Below is a listing. Gather each line of it that contains "this".

▶ Supplied information:
════════════════════

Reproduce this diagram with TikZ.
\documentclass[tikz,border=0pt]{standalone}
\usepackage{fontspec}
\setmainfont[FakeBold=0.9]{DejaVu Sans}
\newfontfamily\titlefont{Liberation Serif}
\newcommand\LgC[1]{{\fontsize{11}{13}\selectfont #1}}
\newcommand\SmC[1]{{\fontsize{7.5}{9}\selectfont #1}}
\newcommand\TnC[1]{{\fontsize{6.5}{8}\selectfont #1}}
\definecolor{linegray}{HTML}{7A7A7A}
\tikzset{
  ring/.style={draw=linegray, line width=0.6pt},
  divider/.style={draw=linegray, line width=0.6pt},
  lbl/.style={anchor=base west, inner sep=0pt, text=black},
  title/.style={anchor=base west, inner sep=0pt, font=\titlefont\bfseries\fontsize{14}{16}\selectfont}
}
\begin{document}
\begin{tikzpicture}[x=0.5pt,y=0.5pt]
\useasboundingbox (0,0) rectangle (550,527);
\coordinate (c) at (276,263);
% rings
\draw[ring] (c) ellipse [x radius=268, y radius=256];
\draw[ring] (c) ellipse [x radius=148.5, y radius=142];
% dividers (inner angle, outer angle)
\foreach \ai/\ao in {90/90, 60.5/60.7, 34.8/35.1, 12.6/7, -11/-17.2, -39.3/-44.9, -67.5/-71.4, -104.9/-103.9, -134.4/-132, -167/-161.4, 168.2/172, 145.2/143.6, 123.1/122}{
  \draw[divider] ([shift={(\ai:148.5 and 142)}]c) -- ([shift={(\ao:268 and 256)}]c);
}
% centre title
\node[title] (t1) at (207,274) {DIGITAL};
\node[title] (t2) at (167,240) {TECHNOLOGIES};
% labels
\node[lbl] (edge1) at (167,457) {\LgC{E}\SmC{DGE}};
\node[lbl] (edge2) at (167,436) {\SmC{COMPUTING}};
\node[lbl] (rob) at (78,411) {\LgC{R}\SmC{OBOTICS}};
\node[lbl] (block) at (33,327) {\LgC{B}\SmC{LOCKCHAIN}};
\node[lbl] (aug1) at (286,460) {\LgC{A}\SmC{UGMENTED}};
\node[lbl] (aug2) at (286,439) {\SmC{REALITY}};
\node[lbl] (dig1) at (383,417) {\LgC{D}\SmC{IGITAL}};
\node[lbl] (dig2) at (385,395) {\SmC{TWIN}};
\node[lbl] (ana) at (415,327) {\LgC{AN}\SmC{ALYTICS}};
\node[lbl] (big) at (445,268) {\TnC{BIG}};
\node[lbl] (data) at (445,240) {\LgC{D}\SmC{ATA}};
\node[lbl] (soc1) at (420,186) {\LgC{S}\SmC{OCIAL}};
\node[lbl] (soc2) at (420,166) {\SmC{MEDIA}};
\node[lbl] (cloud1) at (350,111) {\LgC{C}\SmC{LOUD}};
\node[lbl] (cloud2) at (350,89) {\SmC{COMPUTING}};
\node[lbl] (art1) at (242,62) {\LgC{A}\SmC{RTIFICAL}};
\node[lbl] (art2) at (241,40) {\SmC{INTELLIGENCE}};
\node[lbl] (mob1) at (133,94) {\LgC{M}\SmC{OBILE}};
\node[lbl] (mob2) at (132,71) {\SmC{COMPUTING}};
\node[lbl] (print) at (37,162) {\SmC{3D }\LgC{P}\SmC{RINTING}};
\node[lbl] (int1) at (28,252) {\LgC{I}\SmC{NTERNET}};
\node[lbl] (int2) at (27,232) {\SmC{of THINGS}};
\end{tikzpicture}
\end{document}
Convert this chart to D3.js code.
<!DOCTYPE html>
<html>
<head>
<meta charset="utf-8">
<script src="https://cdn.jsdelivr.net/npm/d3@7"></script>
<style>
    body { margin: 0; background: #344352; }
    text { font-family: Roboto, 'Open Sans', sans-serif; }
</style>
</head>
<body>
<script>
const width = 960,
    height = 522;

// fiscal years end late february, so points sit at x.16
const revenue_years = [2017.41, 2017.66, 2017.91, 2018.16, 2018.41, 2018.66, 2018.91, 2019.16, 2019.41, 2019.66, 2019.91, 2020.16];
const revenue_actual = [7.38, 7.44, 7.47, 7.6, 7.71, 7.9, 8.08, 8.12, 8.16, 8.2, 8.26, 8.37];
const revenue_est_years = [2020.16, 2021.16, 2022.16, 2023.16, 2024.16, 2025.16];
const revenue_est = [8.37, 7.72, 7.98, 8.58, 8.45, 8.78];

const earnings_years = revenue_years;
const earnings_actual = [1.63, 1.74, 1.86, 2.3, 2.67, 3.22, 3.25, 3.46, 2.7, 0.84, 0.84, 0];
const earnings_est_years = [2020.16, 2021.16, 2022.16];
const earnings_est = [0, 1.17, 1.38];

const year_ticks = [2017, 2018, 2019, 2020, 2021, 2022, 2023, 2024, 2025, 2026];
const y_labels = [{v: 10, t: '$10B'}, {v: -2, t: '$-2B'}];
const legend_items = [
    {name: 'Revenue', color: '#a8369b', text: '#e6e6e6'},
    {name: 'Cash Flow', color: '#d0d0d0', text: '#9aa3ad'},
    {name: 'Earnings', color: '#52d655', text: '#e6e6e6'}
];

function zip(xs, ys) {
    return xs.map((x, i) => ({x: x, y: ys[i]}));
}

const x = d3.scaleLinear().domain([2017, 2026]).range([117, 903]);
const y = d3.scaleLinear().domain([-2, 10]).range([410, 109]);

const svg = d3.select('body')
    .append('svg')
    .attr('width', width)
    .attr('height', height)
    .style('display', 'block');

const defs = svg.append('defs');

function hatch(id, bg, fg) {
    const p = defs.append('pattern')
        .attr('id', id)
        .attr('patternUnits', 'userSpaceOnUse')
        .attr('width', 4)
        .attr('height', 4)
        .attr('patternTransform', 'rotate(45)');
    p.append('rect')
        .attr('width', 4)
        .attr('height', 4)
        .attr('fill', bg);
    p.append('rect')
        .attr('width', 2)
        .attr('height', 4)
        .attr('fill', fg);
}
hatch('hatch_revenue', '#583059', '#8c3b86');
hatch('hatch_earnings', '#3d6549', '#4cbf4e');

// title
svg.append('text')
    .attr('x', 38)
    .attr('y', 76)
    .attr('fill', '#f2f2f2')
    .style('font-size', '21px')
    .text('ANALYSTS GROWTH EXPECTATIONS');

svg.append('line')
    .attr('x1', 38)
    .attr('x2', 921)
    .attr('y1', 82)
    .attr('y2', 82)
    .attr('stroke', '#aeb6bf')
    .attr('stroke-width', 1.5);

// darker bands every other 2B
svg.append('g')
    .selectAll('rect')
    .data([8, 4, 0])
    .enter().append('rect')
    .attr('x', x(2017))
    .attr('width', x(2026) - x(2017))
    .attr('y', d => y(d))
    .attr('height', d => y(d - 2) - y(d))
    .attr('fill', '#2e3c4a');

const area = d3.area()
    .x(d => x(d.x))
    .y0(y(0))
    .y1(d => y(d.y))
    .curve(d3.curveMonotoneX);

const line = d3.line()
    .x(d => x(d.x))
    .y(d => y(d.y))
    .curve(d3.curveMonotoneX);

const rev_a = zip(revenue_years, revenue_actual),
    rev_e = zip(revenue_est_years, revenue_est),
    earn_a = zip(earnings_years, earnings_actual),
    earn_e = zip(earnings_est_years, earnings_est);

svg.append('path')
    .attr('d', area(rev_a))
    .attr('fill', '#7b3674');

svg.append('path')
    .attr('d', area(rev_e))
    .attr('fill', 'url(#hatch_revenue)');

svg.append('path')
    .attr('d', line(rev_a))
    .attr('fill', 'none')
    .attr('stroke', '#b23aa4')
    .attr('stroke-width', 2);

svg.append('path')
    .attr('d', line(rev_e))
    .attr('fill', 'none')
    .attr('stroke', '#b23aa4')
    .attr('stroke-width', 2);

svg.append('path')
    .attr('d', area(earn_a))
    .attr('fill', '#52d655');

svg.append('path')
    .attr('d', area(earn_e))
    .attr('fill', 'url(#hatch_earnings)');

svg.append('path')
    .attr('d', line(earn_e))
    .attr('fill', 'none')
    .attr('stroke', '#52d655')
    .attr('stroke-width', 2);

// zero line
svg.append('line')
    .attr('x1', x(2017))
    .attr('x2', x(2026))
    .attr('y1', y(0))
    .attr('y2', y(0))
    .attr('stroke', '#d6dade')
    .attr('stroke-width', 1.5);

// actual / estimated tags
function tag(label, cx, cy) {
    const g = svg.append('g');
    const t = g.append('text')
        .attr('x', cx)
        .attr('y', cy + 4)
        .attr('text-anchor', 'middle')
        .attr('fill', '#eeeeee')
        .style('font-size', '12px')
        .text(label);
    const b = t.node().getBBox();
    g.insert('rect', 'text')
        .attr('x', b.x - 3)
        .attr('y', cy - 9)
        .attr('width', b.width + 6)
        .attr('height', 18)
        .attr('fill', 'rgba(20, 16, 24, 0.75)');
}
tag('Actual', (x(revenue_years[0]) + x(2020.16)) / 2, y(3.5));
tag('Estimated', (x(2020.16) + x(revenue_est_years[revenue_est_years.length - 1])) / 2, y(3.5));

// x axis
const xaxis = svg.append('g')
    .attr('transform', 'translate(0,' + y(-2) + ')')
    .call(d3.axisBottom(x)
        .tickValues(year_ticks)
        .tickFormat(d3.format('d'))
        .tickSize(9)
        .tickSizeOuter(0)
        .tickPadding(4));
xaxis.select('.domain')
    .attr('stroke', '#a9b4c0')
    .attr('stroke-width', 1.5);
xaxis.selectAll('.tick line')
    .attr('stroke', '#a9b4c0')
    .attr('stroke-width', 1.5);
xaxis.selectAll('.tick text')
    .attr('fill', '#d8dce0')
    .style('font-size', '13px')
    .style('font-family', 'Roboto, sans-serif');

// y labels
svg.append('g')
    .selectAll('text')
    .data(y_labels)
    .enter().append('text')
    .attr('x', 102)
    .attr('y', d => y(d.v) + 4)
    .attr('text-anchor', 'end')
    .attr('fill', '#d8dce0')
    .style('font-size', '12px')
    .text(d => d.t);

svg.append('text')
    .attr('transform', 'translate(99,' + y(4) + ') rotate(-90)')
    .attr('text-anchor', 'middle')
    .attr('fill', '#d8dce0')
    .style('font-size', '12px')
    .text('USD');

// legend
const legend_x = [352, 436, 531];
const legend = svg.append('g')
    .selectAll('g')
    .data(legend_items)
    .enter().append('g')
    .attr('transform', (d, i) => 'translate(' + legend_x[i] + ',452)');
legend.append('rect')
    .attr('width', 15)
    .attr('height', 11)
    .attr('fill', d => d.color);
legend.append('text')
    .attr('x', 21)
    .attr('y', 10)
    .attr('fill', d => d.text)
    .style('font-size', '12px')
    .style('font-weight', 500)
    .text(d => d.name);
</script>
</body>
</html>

════════════════════

▶ Complete output:
Reproduce this diagram with TikZ.
Convert this chart to D3.js code.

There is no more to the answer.